Indeks dolar AS pagi ini bergerak stabil di kisaran 99,6, setelah kemarin ditutup menguat di bursa New York.
Penguatan rupiah pagi ini terjadi di tengah IHSG yang juga tancap gas. IHSG dibuka menguat 0,7% pagi ini.
Sedangkan di pasar surat utang RI, yield bergerak variatif di mana tenor 2Y masih naik 0,5 bps. Tenor 5Y yield-nya turun 1,7 bps dan 10Y juga turun 1,1 bps.
Lanskap pasar global relatif lebih baik pada Jumat terutama karena sinyal terbaru dari bank sentral AS di tengah ketegangan perang dagang yang masih belum sepenuhnya mereda.
Ada peluang pemangkasan bunga acuan AS paling cepat bisa terjadi pada Juni nanti.
Sinyal itu mengangkat appetite pasar ditandai dengan reli harga saham di Wall Street tadi malam di mana S&P 500 naik lebih dari 2%.
Deputi Gubernur The Fed Christopher Waller mengatakan kepada Bloomberg Television ia akan mendukung penurunan suku bunga jika tarif menyebabkan hilangnya lapangan kerja.

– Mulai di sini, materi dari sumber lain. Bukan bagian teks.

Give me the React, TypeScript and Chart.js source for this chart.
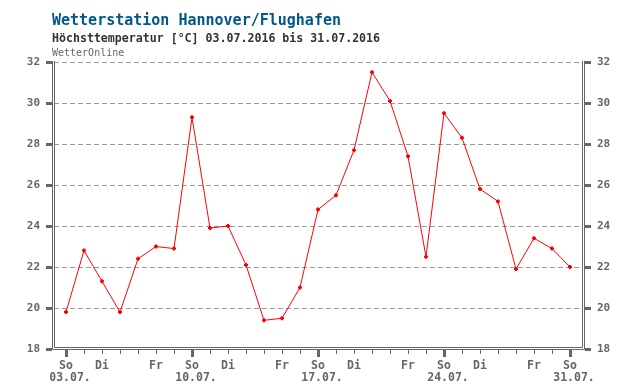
import React, { useEffect, useRef } from "react";
import { Chart, registerables } from "chart.js";

Chart.register(...registerables);

const TITLE = "Wetterstation Hannover/Flughafen";
const SUBTITLE = "Höchsttemperatur [°C] 03.07.2016 bis 31.07.2016";
const SOURCE = "WetterOnline";

const DATES = [
  "03.07.", "04.07.", "05.07.", "06.07.", "07.07.", "08.07.", "09.07.",
  "10.07.", "11.07.", "12.07.", "13.07.", "14.07.", "15.07.", "16.07.",
  "17.07.", "18.07.", "19.07.", "20.07.", "21.07.", "22.07.", "23.07.",
  "24.07.", "25.07.", "26.07.", "27.07.", "28.07.", "29.07.", "30.07.",
  "31.07.",
];
const WEEKDAYS = ["So", "Mo", "Di", "Mi", "Do", "Fr", "Sa"];
const SHOWN_WEEKDAYS = ["So", "Di", "Fr"];
const TEMPS = [
  19.8, 22.8, 21.3, 19.8, 22.4, 23.0, 22.9, 29.3, 23.9, 24.0, 22.1, 19.4, 19.5,
  21.0, 24.8, 25.5, 27.7, 31.5, 30.1, 27.4, 22.5, 29.5, 28.3, 25.8, 25.2, 21.9,
  23.4, 22.9, 22.0,
];
const Y_MIN = 18;
const Y_MAX = 32;
const Y_STEP = 2;

const MONO = '"DejaVu Sans Mono", monospace';
const GRAY = "#666666";

const dayIndex = (value: any) => {
  const v = Number(value);
  const i = Math.round(v);
  if (i < 0 || i >= DATES.length || Math.abs(v - i) > 1e-6) return -1;
  return i;
};

const framePlugin = {
  id: "frame",
  afterDraw(chart: any) {
    const { ctx, chartArea: a, scales } = chart;
    const L = Math.round(a.left);
    const R = Math.round(a.right);
    const B = Math.round(a.bottom);
    const T = Math.round(a.top);
    ctx.save();
    ctx.strokeStyle = GRAY;
    ctx.lineWidth = 1;
    const line = (x1: number, y1: number, x2: number, y2: number) => {
      ctx.beginPath();
      ctx.moveTo(x1, y1);
      ctx.lineTo(x2, y2);
      ctx.stroke();
    };
    // inner frame
    line(L + 0.5, T - 1, L + 0.5, B - 1.5);
    line(L + 0.5, B - 1.5, R + 0.5, B - 1.5);
    line(R + 0.5, T - 1, R + 0.5, B - 1.5);
    // outer frame
    line(L - 1.5, T - 1, L - 1.5, B + 0.5);
    line(L - 1.5, B + 0.5, R + 2.5, B + 0.5);
    line(R + 2.5, T - 1, R + 2.5, B + 0.5);

    ctx.fillStyle = GRAY;
    // y tick blocks
    const y = scales.y;
    for (let v = Y_MIN; v <= Y_MAX; v += Y_STEP) {
      const py = Math.round(y.getPixelForValue(v));
      ctx.fillRect(L - 8, py - 1, 6, 3);
      ctx.fillRect(R + 3, py - 1, 6, 3);
    }
    // x tick marks
    const x = scales.x;
    for (let i = 0; i < DATES.length; i++) {
      const px = Math.round(x.getPixelForValue(i));
      if (WEEKDAYS[i % 7] === "So") {
        ctx.fillRect(px - 1, B + 1, 3, 7);
      } else {
        ctx.fillRect(px, B + 1, 1, 4);
      }
    }

    // titles
    ctx.textAlign = "left";
    ctx.textBaseline = "alphabetic";
    ctx.fillStyle = "#00578a";
    ctx.font = `bold 15px ${MONO}`;
    ctx.fillText(TITLE, 52, 25);
    ctx.fillStyle = "#333333";
    ctx.font = `bold 11.6px ${MONO}`;
    ctx.fillText(SUBTITLE, 52, 41.5);
    ctx.fillStyle = GRAY;
    ctx.font = `10px ${MONO}`;
    ctx.fillText(SOURCE, 52, 55.5);
    ctx.restore();
  },
};

export default function App() {
  const canvasRef = useRef<HTMLCanvasElement | null>(null);

  useEffect(() => {
    const canvas = canvasRef.current;
    if (!canvas) return;
    const tickFont = { family: MONO, size: 11, weight: "bold" as const };
    const xFont = { family: MONO, size: 11.5, weight: "bold" as const, lineHeight: "12px" };
    const xMin = -2 / 3;
    const xMax = DATES.length - 1 + 2 / 3;
    const chart = new Chart(canvas, {
      type: "line",
      data: {
        datasets: [
          {
            data: TEMPS.map((t, i) => ({ x: i, y: t })),
            borderColor: "#ff0000",
            backgroundColor: "#ff0000",
            borderWidth: 1,
            pointStyle: "cross",
            pointRadius: 2,
            pointBorderWidth: 2,
            pointBorderColor: "#ff0000",
            tension: 0,
            fill: false,
          },
        ],
      },
      options: {
        responsive: false,
        animation: false,
        layout: { padding: { top: 62, left: 0, right: 0, bottom: 0 } },
        plugins: {
          legend: { display: false },
          tooltip: { enabled: false },
          title: { display: false },
        },
        scales: {
          x: {
            type: "linear",
            position: "bottom",
            weight: 0,
            min: xMin,
            max: xMax,
            afterFit: (s: any) => {
              s.height = 22;
            },
            grid: { display: false, drawTicks: false },
            border: { display: false },
            ticks: {
              stepSize: 1,
              autoSkip: false,
              maxRotation: 0,
              minRotation: 0,
              includeBounds: false,
              padding: 11,
              color: GRAY,
              font: xFont,
              callback: (value: any) => {
                const i = dayIndex(value);
                if (i < 0) return "";
                const wd = WEEKDAYS[i % 7];
                return SHOWN_WEEKDAYS.includes(wd) ? wd : "";
              },
            },
          },
          x2: {
            type: "linear",
            position: "bottom",
            weight: 1,
            min: xMin,
            max: xMax,
            afterFit: (s: any) => {
              s.height = 19;
            },
            grid: { display: false, drawTicks: false },
            border: { display: false },
            ticks: {
              stepSize: 1,
              autoSkip: false,
              maxRotation: 0,
              minRotation: 0,
              includeBounds: false,
              padding: 1,
              labelOffset: 4,
              color: GRAY,
              font: xFont,
              callback: (value: any) => {
                const i = dayIndex(value);
                if (i < 0) return "";
                return WEEKDAYS[i % 7] === "So" ? DATES[i] : "";
              },
            },
          },
          y: {
            type: "linear",
            position: "left",
            min: Y_MIN,
            max: Y_MAX,
            afterFit: (s: any) => {
              s.width = 54;
            },
            grid: { color: "#999999", lineWidth: 1, drawTicks: false },
            border: { display: false, dash: [5, 3] },
            ticks: { stepSize: Y_STEP, padding: 14, color: GRAY, font: tickFont },
          },
          y2: {
            type: "linear",
            position: "right",
            min: Y_MIN,
            max: Y_MAX,
            afterFit: (s: any) => {
              s.width = 58;
            },
            grid: { drawOnChartArea: false, drawTicks: false },
            border: { display: false },
            ticks: { stepSize: Y_STEP, padding: 15, color: GRAY, font: tickFont },
          },
        },
      },
      plugins: [framePlugin],
    });
    return () => chart.destroy();
  }, []);

  return (
    <div style={{ position: "absolute", left: 0, top: 0, width: 640, height: 390, background: "#fff" }}>
      <canvas ref={canvasRef} width={640} height={390} style={{ display: "block" }} />
    </div>
  );
}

Dalam wawancara dengan CNBC, Gubernur The Fed Bank of Cleveland Beth Hammack mengatakan para pejabat bisa bergerak paling cepat pada Juni jika memiliki bukti yang jelas tentang arah ekonomi.
Sempat terlemah
Pada penutupan pasar spot, Kamis (24/4/2025), rupiah ditutup di level Rp16.870/US$, yang menjadi level penutupan rupiah terburuk sejauh yang dicatat.

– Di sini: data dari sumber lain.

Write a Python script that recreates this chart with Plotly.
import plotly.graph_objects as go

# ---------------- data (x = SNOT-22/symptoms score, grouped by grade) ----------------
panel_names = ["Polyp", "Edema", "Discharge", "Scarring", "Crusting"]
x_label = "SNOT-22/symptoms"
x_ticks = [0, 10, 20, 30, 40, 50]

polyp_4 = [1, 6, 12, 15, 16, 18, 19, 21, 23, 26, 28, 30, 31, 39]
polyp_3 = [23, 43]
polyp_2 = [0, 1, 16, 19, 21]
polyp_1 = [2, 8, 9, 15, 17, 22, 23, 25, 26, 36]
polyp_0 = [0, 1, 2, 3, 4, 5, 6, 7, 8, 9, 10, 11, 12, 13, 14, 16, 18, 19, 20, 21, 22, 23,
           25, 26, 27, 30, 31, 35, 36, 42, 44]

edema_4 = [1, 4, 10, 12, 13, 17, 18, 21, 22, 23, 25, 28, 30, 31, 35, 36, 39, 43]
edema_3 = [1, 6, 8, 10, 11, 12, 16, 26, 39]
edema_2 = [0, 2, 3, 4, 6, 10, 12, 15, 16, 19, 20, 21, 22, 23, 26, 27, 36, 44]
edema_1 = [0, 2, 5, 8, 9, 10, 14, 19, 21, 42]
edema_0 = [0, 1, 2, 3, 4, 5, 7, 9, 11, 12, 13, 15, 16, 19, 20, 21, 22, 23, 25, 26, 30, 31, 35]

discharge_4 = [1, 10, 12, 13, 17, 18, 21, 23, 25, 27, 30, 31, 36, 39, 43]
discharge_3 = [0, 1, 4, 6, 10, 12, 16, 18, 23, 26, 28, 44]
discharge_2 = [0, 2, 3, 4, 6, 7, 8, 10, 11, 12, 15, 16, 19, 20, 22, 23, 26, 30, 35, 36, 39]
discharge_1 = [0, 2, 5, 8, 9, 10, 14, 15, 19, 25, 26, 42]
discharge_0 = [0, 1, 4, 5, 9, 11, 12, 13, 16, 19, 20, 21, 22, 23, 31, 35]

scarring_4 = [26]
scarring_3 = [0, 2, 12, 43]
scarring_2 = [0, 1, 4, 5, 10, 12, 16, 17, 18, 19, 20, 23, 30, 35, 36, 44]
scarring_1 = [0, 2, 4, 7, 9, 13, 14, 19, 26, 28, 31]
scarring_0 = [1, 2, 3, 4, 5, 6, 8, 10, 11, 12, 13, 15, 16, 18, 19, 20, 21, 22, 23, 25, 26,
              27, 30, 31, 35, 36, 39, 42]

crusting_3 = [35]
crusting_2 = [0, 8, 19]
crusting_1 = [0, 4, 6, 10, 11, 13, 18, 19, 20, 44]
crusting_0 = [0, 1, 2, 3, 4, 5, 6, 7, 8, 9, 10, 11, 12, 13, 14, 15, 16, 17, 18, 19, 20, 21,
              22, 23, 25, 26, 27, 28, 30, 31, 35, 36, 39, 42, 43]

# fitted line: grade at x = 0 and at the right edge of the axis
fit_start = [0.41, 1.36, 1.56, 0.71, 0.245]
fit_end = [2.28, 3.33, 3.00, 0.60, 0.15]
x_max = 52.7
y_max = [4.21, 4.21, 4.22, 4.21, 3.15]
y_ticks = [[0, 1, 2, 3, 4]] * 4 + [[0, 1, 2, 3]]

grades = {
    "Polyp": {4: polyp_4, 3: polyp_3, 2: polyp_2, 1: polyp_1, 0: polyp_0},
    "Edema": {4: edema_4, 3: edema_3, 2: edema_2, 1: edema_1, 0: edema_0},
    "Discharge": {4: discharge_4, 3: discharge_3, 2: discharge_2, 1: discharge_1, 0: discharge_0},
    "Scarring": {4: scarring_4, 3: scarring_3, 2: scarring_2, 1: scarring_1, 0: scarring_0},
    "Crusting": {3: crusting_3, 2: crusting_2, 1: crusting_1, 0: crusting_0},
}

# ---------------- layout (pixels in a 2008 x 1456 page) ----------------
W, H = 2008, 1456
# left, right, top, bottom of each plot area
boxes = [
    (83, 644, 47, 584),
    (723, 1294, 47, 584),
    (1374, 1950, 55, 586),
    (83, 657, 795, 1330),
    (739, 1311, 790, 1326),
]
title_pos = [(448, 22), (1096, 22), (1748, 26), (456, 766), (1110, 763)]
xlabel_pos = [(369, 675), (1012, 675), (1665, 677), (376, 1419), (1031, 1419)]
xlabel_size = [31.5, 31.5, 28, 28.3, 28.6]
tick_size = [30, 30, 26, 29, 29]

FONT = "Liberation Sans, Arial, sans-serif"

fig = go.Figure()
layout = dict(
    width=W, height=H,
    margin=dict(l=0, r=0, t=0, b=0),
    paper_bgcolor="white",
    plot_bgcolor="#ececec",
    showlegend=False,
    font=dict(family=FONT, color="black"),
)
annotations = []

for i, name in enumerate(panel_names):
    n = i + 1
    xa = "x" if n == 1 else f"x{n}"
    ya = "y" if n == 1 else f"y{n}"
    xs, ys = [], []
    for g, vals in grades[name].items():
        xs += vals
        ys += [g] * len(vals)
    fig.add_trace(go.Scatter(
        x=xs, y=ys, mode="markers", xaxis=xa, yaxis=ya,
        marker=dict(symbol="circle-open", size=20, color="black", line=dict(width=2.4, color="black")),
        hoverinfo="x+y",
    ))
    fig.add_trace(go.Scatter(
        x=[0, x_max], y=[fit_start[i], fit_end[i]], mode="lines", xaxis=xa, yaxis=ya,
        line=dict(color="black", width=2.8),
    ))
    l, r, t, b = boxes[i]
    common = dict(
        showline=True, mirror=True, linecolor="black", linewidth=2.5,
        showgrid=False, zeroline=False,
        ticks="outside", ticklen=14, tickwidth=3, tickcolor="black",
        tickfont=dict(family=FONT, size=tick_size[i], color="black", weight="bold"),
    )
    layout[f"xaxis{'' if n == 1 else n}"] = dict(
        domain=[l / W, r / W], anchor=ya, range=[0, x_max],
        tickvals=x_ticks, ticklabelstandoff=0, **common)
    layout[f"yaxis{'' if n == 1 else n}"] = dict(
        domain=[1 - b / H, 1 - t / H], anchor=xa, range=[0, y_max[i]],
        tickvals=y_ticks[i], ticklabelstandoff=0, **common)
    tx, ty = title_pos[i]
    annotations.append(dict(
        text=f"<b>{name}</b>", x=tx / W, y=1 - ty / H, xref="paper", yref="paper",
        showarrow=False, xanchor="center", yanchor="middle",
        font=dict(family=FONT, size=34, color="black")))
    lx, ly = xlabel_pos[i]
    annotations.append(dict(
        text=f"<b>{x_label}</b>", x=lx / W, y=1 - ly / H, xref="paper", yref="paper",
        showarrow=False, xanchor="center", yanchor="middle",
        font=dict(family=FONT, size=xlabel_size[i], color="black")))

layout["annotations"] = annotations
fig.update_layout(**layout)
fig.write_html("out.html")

Rupiah sejauh ini menjadi mata uang Asia satu-satunya yang membukukan pelemahan terhadap dolar AS sepanjang tahun.
Bila membandingkannya dengan posisi penutupan akhir tahun lalu, rupiah sudah kehilangan 4,55% year-to-date di kala mayoritas mata uang Asia berhasil mengungguli dolar AS yang pada periode sama tergerus 8%.

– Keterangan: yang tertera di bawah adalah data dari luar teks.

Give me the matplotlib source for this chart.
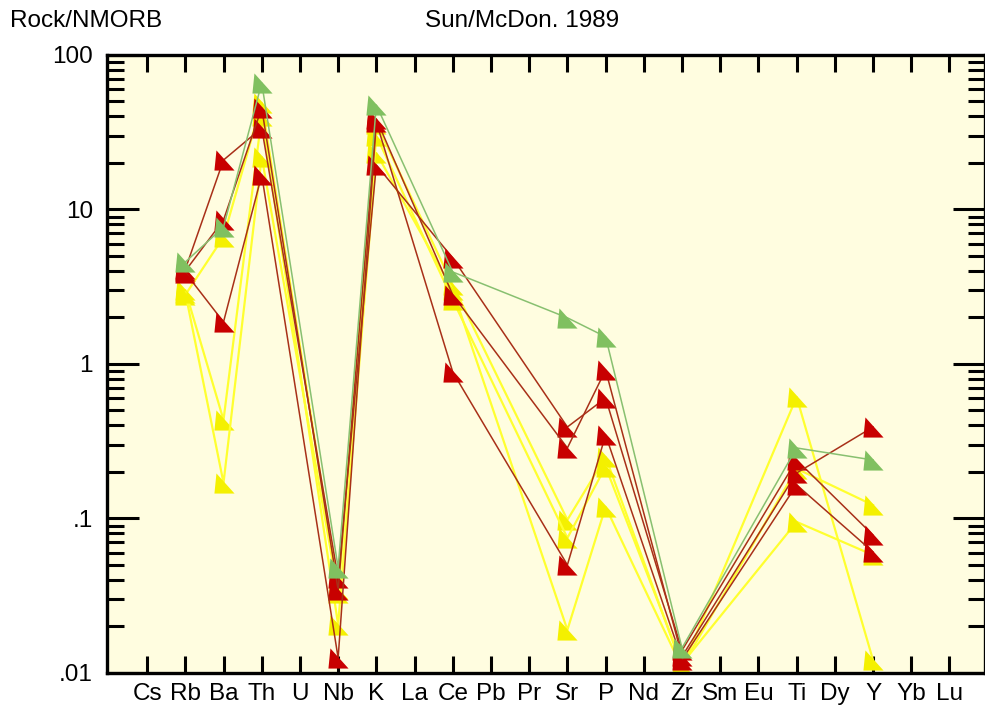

Pelemahan rupiah terutama karena terus membesarnya tekanan jual investor asing di pasar portofolio, yang dipicu oleh sentimen domestik maupun eksternal seperti perang dagang.
Data terakhir yang kompilasi Bloomberg Technoz dari otoritas terkait, selama April saja terjadi arus keluar modal asing alias outflows senilai Rp61,06 triliun month-to-date hingga membawa rupiah ambles hampir 2% bulan ini.
Sebelum vonis tarif resiprokal dijatuhkan Presiden Trump pada banyak negara, termasuk Indonesia, rupiah sudah terperosok 2,77% selama kuartal 1-2025.
Hal itu sebagian besar adalah akibat sentimen domestik di antaranya ketidakyakinan pasar akan arah kebijakan fiskal pemerintah, penurunan peringkat saham, sampai spekulasi yang menyertai pembentukan Danantara.
Sebagian analis menilai, rupiah saat ini sudah berada jauh di bawah harga wajarnya (undervalued).
"Kami berpikir rupiah sangat undervalued sehingga pelemahan lebih lanjut akan terbatas dari sini. Bahkan mungkin rupiah akan mulai menguat dengan cepat mengejar ketertinggalan dari mata uang regional," kata Head of Research Bahana Sekuritas Satria Sambijantoro dalam catatannya.
Secara historis, kata Satria, rupiah adalah mata uang negara berkembang dengan tingkat beta tertinggi. Di periode lalu, rupiah telah menguat 3%-5% dalam hitungan minggu atau bahkan hari, seperti terjadi pada 2020 dan 2024.
"Target kami untuk USD/IDR pada kuartal II-2025 adalah Rp16.300/US$," kata analis.